Database load by execution time (all queries)

Database load by execution time displays the aggregate CPU usage for all queries over time. To show the load for a specific database, use a database filter.

Top N queries and tags

This section provides a time-series view of the queries or tags that are causing the most database load within the selected timeframe.

Top queries and tags table

The table lists the top-consuming queries and tags. You can use this to identify the most resource-intensive queries in your query workload.

Column Description
Fingerprint A unique identifier for a specific query "shape."
Query or Request tag The normalized SQL text of the query.
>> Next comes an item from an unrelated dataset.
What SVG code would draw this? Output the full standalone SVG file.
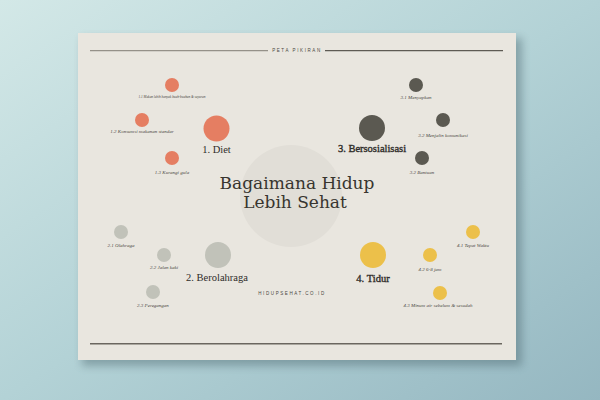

If your application provides a request tag in the query options, the Spanner Omni console displays that tag instead, letting you group related queries (for example, checkout_process).
Query type The type of operation (for example, QUERY).
CPU (%) The percentage of the total database CPU resources this query consumes during the interval.
Execution count The total number of times the Spanner Omni console executed the query.
Avg latency (ms) The average time taken to complete the query, including network time between servers.
Avg rows scanned The average number of rows Spanner Omni reads to process the query. High scanned-to-returned ratios often indicate missing or inefficient indexes.
Avg rows returned The average number of rows the Spanner Omni console sends back to your application.
Bytes returned The average amount of data the Spanner Omni console returns per execution.